The federal hate crime statute focuses on acts that cause bodily injury rather than property damage alone, so federal prosecution for egging specifically is unlikely unless someone was physically harmed in the process. But state-level hate crime statutes are broader and regularly apply to vandalism, including egging, when bias motivation is established.

Civil Liability on Top of Criminal Charges

Criminal charges and civil lawsuits are separate tracks, and a property owner can pursue both. Even if criminal charges are dropped or reduced, the homeowner can still sue the person responsible for the full cost of repairs, cleaning, and any related losses. Civil cases use a lower standard of proof than criminal cases, so winning a dismissal in criminal court doesn’t guarantee safety from a civil judgment.

For victims, homeowners insurance policies generally cover vandalism damage under dwelling coverage and personal property coverage. However, there’s a practical calculation to consider: if the repair costs are close to or below your deductible, filing a claim may not be worthwhile, and even successful claims can lead to higher premiums at renewal. Weighing the repair cost against the deductible and potential premium increase is worth doing before calling your insurer. One important exclusion applies universally: if the person who caused the damage lives in the household, the policy won’t cover it.

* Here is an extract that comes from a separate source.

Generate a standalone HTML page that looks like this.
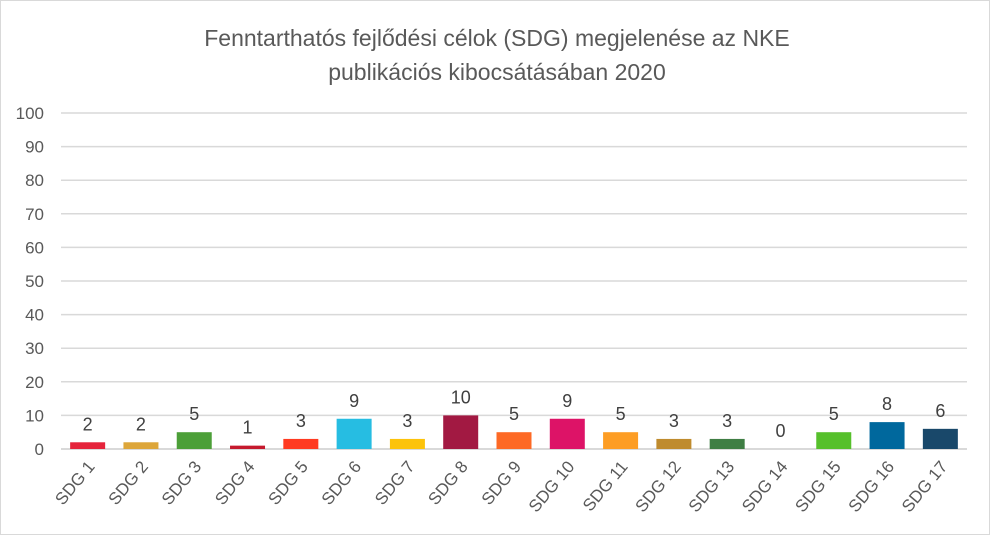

What Victims Should Do After Their Property Is Egged

If your house has been egged, acting quickly protects both your property and your legal options. Eggs cause far more damage the longer they sit, so cleaning what you can immediately is the single most effective way to reduce the financial hit. Before you start cleaning, though, document everything.

  • Photograph the damage: Take wide shots and close-ups of every affected surface before cleaning anything. Include timestamps if your camera supports them.
  • File a police report: Even if you don’t know who did it, a police report creates an official record you’ll need for insurance claims and any future legal action. Avoid disturbing evidence like egg cartons or shells left behind until police have documented the scene.
  • Get repair estimates: Obtain written estimates from contractors, auto body shops, or professional cleaners. These documents establish the damage value that determines whether the offense is a misdemeanor or felony.
  • Check your insurance: Review your homeowners policy’s vandalism coverage, deductible, and any vacancy clauses before filing a claim.

Long-Term Consequences of a Conviction

A misdemeanor vandalism conviction is an inconvenience. A felony vandalism conviction can alter the course of your life. Felony records show up on background checks for employment, housing applications, and professional licensing reviews. Landlords routinely reject applicants with property destruction convictions. Employers in fields requiring trust or security clearance do the same. Many professional licenses can be suspended or denied based on a felony conviction.

Some states restrict voting rights for people with felony convictions until the sentence, including fines and restitution, is fully completed. For a teenager who threw eggs on Halloween and ended up with a felony because the damage crossed a dollar threshold, these consequences can follow them for years. Expungement may eventually be possible depending on the state, but it’s neither automatic nor guaranteed. The practical takeaway is blunt: what feels like a harmless prank can generate a permanent record that affects where you live, where you work, and what opportunities are available to you.